Kan-beyin bariyeri, beyin için bir güvenlik sınırı görevi görür ve içerideki hassas nöronların korunmasında hayati bir rol oynar. Bununla birlikte, beyin hastalıklarını tedavi etmek için ilaçların sevk edilmesi söz konusu olduğunda, bu katı kabul politikası bir sorun olabilir.
Bilim insanları yıllardır tıbbi tedavilere kan-beyin bariyerini geçmek için bir yöntem geliştirmenin yollarını bulmaya çalışıyorlar ve yeni bir çalışma, şimdiye kadarki en umut verici yaklaşımlardan birinin ana hatlarını veriyor. Bu, bariyeri moleküler düzeyde kontrol etmenin bir yolu.
Yeni geliştirilen bir antikor, kan-beyin bariyerini bir seferde birkaç saatliğine açabilir, bu da ilaçların verilmesi için bir fırsat penceresidir. Sonuç olarak, Alzheimer ve multipl skleroz gibi nörolojik durumların tedavi edilmesi kolaylaşabilir.
Yale Üniversitesi'nden fizyolog Anne Eichmann, "Bir molekülle kan-beyin bariyerini nasıl kontrol edeceğimizi ilk kez bulduk" diyor.
Araştırmacılar bunu gerçekleştirmek için Wnt sinyal yolu olarak bilinen yola başvurdular.
Sürecin anahtarı, kan damarları ve çevreleyen doku arasındaki alışverişi düzenlemede yer alan Unc5B molekülüydü. Deneyler, farelerde bu reseptör nakavt edildiğinde, vaskülatür (kan damarı) ağlarının düzgün bir şekilde gelişmediği için embriyo olarak öldüklerini gösterdi.
Dahası, Unc5B'nin çıkarılması, kan-beyin bariyerinin bağlantılarını oluşturmada hayati önem taşıyan Claudin-5 adlı bir proteinin seviyelerini de azalttı ve Unc5B'nin ilaç almak için bariyeri yeterince açmada bir rolü olabileceğini düşündürdü.
Yetişkin fareler üzerinde yapılan testler, Unc5B'nin yokluğunun gerçekten de kan-beyin bariyerini açık bıraktığını gösterdi. Oradan araştırmacılar, Unc5B'nin ne kadar etkili olduğunu kontrol eden bir bağlayıcı madde olan Netrin-1 ligandına giden yolu buldular. Son olarak, Netrin-1'i bloke etmek ve Wnt yolunu bozmak için bir antikor geliştirildi.

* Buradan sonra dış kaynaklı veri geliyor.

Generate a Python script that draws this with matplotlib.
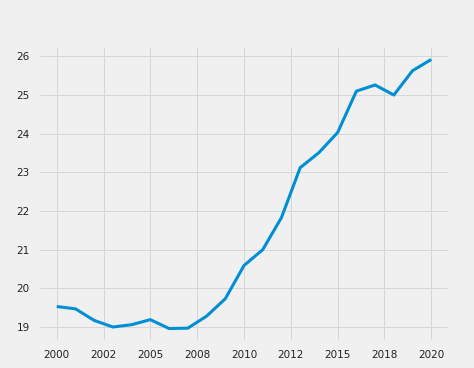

Yine Yale'den biyolog ve çalışmanın baş yazarı Kevin Boyé, "Özellikle bloke edici antikorlarımızın gelişimi oldukça büyüleyici bir yolculuktu" diyor.
Aslen solucanlarda keşfedilen Unc5B, daha önce Wnt sinyal yolunun işleviyle bu şekilde ilişkilendirilmemişti ve bu, beyinle ilgili her türlü durum için tedavi sağlama potansiyeli göz önüne alındığında heyecan verici bir gelişme.
Yine de yapılacak işler var. Antikorun etkinliğinin hala test edilmesi gerekiyor ve araştırmacılar, ilaçların bu şekilde verilmesini karmaşık hale getirebilecek herhangi bir toksisite ve yan etkiyi de araştıracaklar.
Daha da ileri giden ekip, bulgularının beyindeki kanser tümörleri için kemoterapiyi iyileştirmede de yardımcı olabileceğini umuyor. Aynı antikor, merkezi sinir sisteminin diğer alanlarında kullanım açısından da potansiyele sahip olabilir.
Eichmann, "Bu, vücudun nöronlarını korumak için nasıl bu kadar sıkı bir bariyer oluşturduğu ve ilaç verme amaçları için nasıl manipüle edilebileceği konusunda daha ilginç temel araştırmaların yolunu açıyor" diyor.
Araştırma Nature Communications'da yayınlandı.